Top 10 Lies of the Music Industry
Based in Beverly Hills, Weber is a longtime industry producer known for his work with Luther Vandross and Ronnie James Dio, and two of his projects won Grammys.
But after 30 years he's left the corporate rat race to work directly with artists. With his new freedom Weber has decided to expose the more dubious aspects of the business. Here are his top ten record industry lies, pulled from his book. We talked to him about what exactly these lies mean.
10. "We love your stuff."
According to Weber, when producers say this, what they really mean is either: "I don't know who you are," "I listened to it and it's not very good," "I never got it" or "I didn't listen to it." It's a white lie to spare artists' feelings. Weber adds that a producer who has actually listened to your stuff will have a complex understanding of what works and what doesn't. Those who haven't listened tend toward vague praise.
9. "We'll fix it in the mix."
This really means "We'll do our best to make you sound like an artist," Weber says, which sounds to us something like "It'll grow out" after a bad trip to the barber. The final product might be all right, but the recording is sub par.
8. "The booking is definite."
What this really means, according to Weber, is that the booking agent doesn't know who you are, is waiting for someone who's going to be a better draw or -- preferably -- an audience that's going to spend more on booze than yours. Remember that the clubs are in business to turn a profit, not to give your band exposure.
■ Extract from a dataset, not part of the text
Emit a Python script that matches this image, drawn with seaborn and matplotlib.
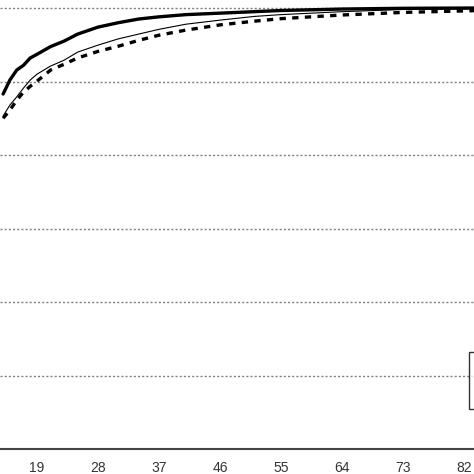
import pandas as pd
import seaborn as sns
import matplotlib.pyplot as plt

# values (percent)
x_vals = [14, 15, 16, 17, 18, 19, 21, 23, 25, 28, 31, 34, 37, 41, 46, 51, 55, 64, 73, 84]
thick = [88.3, 90.2, 91.55, 92.2, 93.2, 93.7, 94.75, 95.5, 96.45, 97.4, 98.0, 98.5, 98.8, 99.1, 99.3, 99.5, 99.66, 99.86, 99.96, 100.0]
thin = [85.3, 86.8, 87.9, 89.1, 90.2, 91.0, 92.1, 92.9, 94.0, 94.95, 95.8, 96.45, 97.1, 97.8, 98.35, 98.85, 99.1, 99.5, 99.8, 99.9]
dashed = [85.0, 86.1, 87.45, 88.55, 89.35, 90.05, 91.55, 92.35, 93.2, 94.1, 94.8, 95.6, 96.3, 97.0, 97.7, 98.2, 98.55, 99.05, 99.4, 99.65]
xticks = [19, 28, 37, 46, 55, 64, 73, 82]
grid_y = [50, 60, 70, 80, 90, 100]
names = ["thick", "thin", "dashed"]

df = pd.DataFrame({"x": x_vals * 3,
                   "y": thick + thin + dashed,
                   "s": [names[0]] * len(x_vals) + [names[1]] * len(x_vals) + [names[2]] * len(x_vals)})

sns.set_style("white")
plt.rcParams['font.family'] = ['Liberation Sans', 'DejaVu Sans']

fig = plt.figure(figsize=(4.74, 4.74), dpi=100)
ax = fig.add_axes([0, 25 / 474, 1, 449 / 474])

for yv in grid_y:
    ax.axhline(yv, color="#808080", lw=1, ls=(0, (1.5, 1.5)), zorder=0)

sns.lineplot(data=df[df.s == names[0]], x="x", y="y", ax=ax, color="black", lw=2.4)
sns.lineplot(data=df[df.s == names[1]], x="x", y="y", ax=ax, color="black", lw=0.8)
sns.lineplot(data=df[df.s == names[2]], x="x", y="y", ax=ax, color="black", lw=2.4,
             ls=(0, (1.9, 1.9)))

ax.set_xlim(13.54, 83.5)
ax.set_ylim(40, 101.09)
ax.set_xticks(xticks)
ax.set_xticklabels([str(t) for t in xticks], fontsize=10, color="#333333")
ax.tick_params(axis="x", length=0, pad=9)
ax.set_yticks([])
ax.set_xlabel("")
ax.set_ylabel("")
for side in ["left", "right", "top"]:
    ax.spines[side].set_visible(False)
ax.spines["bottom"].set_color("#444444")
ax.spines["bottom"].set_linewidth(1.5)

# legend box sits mostly outside the picture, only its left edge shows
leg = fig.legend(ax.get_lines()[-3:], ["", "", ""], loc="upper left",
                 bbox_to_anchor=(468.5 / 474, 1 - 352 / 474), fontsize=7,
                 frameon=True, fancybox=False, borderaxespad=0, borderpad=0.9,
                 labelspacing=0.5)
leg.get_frame().set_edgecolor("black")
leg.get_frame().set_linewidth(1)

fig.savefig("out.png", dpi=100)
7. "It's hot in the clubs."
Rather than answering your question, a record company exec will supply you with a silver lining in the form of a non-sequitur. "It means you're getting a lot of attention and buzz in clubs," he says, but also that "no one has a clue about your record and no one's buying it."
6. "My last band had a record deal, but we broke up before recording an album."
There are deals and there are deals. "When someone says you have a deal," he says, "it means you have a deal until the next guy up the chain says 'are you crazy?'" He's also clear about the realities of the recording industry. "If marketing and promotions don't believe in the record, there is no deal, regardless of what A&R says." This pressure often causes bands to break up before a real deal gets signed.